Notification of Margin Call
The court noted that Olmos was notified of his account being undermargined on March 31, 1986, and was instructed by Golding that he needed to wire transfer funds that very day to avoid stop loss orders. This notification was critical because it demonstrated that Olmos was aware of his obligations and the consequences of failing to meet them. The court highlighted that Olmos did not take any action to wire the funds, which constituted a failure to comply with the margin call. The requirement for immediate action was reinforced by the accompanying notice to customers, which specified that margin demands had to be met on the same day they were issued. The court concluded that Olmos's inaction was the primary reason for the subsequent liquidation of his positions, not any failure on the part of Lind-Waldock.
Validity of Oral Communications
The court addressed Olmos's claim that he had been previously told he could defer meeting the margin call until the next day. It found that any such oral communication was invalid due to the agreement's explicit no oral modification clause, which stated that only written modifications signed by a principal of the broker could alter the terms of the agreement. The court emphasized that allowing oral modifications would undermine the certainty and predictability that written contracts are meant to provide. Therefore, regardless of Olmos's claims, the court held that he was bound by the terms of the written agreement, which required him to meet the margin call on the same day. This reinforced the notion that Olmos could not rely on purported prior communications that contradicted the clear contractual obligations outlined in the agreement.

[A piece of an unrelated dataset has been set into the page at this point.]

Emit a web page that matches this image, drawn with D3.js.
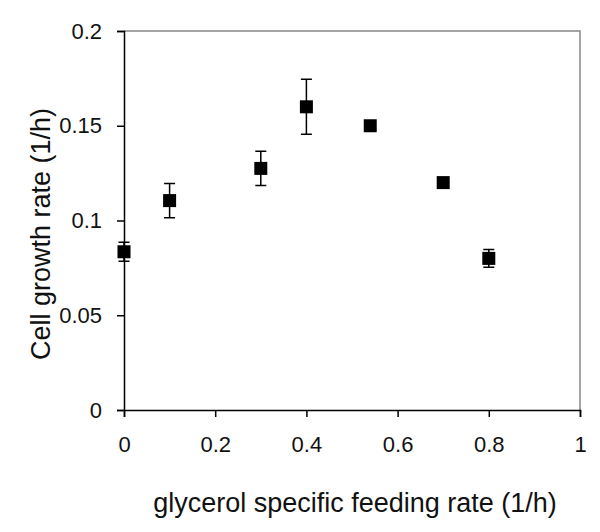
<!DOCTYPE html>
<html>
<head>
<meta charset="utf-8">
<script src="https://cdn.jsdelivr.net/npm/d3@7"></script>
<style>
  body { margin: 0; background: #fff; }
  text { font-family: Arial, "Liberation Sans", sans-serif; fill: #111; }
</style>
</head>
<body>
<div id="chart"></div>
<script>
// data
const feedRate = [0, 0.1, 0.3, 0.4, 0.54, 0.7, 0.8];
const growthRate = [0.0835, 0.1105, 0.1275, 0.160, 0.150, 0.120, 0.080];
const growthErr = [0.005, 0.009, 0.009, 0.0145, 0, 0, 0.0047];
const xTicks = [0, 0.2, 0.4, 0.6, 0.8, 1];
const yTicks = [0, 0.05, 0.1, 0.15, 0.2];

const W = 600, H = 532;
const margin = { top: 31, right: 20, bottom: 122, left: 124 };

const svg = d3.select("#chart").append("svg")
    .attr("width", W)
    .attr("height", H);

const x = d3.scaleLinear().domain([0, 1]).range([margin.left, W - margin.right]);
const y = d3.scaleLinear().domain([0, 0.2]).range([H - margin.bottom, margin.top]);

// grey frame on top and right
svg.append("path")
    .attr("d", `M${x(0)},${y(0.2)}H${x(1)}V${y(0)}`)
    .attr("fill", "none")
    .attr("stroke", "#888")
    .attr("stroke-width", 1.5);

// axes
const xAxis = svg.append("g")
    .attr("transform", `translate(0,${y(0)})`)
    .call(d3.axisBottom(x).tickValues(xTicks).tickSize(7).tickPadding(19)
        .tickFormat(d => d3.format("")(d)));

const yAxis = svg.append("g")
    .attr("transform", `translate(${x(0)},0)`)
    .call(d3.axisLeft(y).tickValues(yTicks).tickSize(7).tickPadding(15)
        .tickFormat(d => d3.format("")(d)));

[xAxis, yAxis].forEach(g => {
    g.select(".domain").attr("stroke", "#000").attr("stroke-width", 1.5);
    g.selectAll(".tick line").attr("stroke", "#000").attr("stroke-width", 1.5);
    g.selectAll(".tick text")
        .style("font-size", "22px")
        .style("font-family", "Arial, 'Liberation Sans', sans-serif")
        .attr("fill", "#111");
});

// error bars
const cap = 5.5;
const bars = svg.append("g")
    .attr("stroke", "#000")
    .attr("stroke-width", 1.5)
    .selectAll("path")
    .data(feedRate.map((d, i) => ({ x: d, y: growthRate[i], e: growthErr[i] })).filter(d => d.e > 0))
    .join("path")
    .attr("fill", "none")
    .attr("d", d => {
        const cx = x(d.x), t = y(d.y + d.e), b = y(d.y - d.e);
        return `M${cx},${t}V${b}M${cx - cap},${t}H${cx + cap}M${cx - cap},${b}H${cx + cap}`;
    });

// square markers
const ms = 13;
svg.append("g")
    .selectAll("rect")
    .data(feedRate.map((d, i) => ({ x: d, y: growthRate[i] })))
    .join("rect")
    .attr("x", d => x(d.x) - ms / 2)
    .attr("y", d => y(d.y) - ms / 2)
    .attr("width", ms)
    .attr("height", ms)
    .attr("fill", "#000");

// axis titles
svg.append("text")
    .attr("x", (152 + 558) / 2)
    .attr("y", 512)
    .attr("text-anchor", "middle")
    .style("font-size", "27px")
    .text("glycerol specific feeding rate (1/h)");

svg.append("text")
    .attr("transform", `translate(50,${(110 + 358) / 2}) rotate(-90)`)
    .attr("text-anchor", "middle")
    .style("font-size", "27px")
    .text("Cell growth rate (1/h)");
</script>
</body>
</html>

Reasonableness of Time to Comply
The court considered whether Olmos had been given a reasonable amount of time to comply with the margin call before Lind-Waldock took action. It determined that Olmos had been afforded an entire day to meet the margin call, which was deemed sufficient given the context of commodities trading where price fluctuations can occur rapidly. The court pointed out that Olmos's failure to act was not due to any unreasonable demand by the broker, but rather his own decision not to comply with the requirements laid out in the agreement. The court also referenced other case law that supported the notion that a reasonable time frame to respond to a margin call could vary based on circumstances, but concluded that in this instance, the time provided was adequate. As such, the court found no merit in Olmos's assertion that he was not given enough time to meet the margin call before stop loss orders were executed.
Implications of Good Faith and Fair Dealing
The court addressed Olmos's reliance on the implied covenant of good faith and fair dealing, stating that while this covenant can be used to fill gaps in contracts, it cannot be employed to alter express contractual provisions. The court clarified that Lind-Waldock's actions were entirely consistent with the express terms of the agreement, and thus, the covenant could not be invoked to challenge the broker's rights under the contract. The court found that enforcing the agreement as written upheld the principles of predictability and contractual integrity. Therefore, Olmos's claims that Lind-Waldock acted in bad faith were rejected, as the broker had followed the procedures established in the agreement. Ultimately, the court upheld the validity of the contract and confirmed that Lind-Waldock acted within its rights throughout the transaction.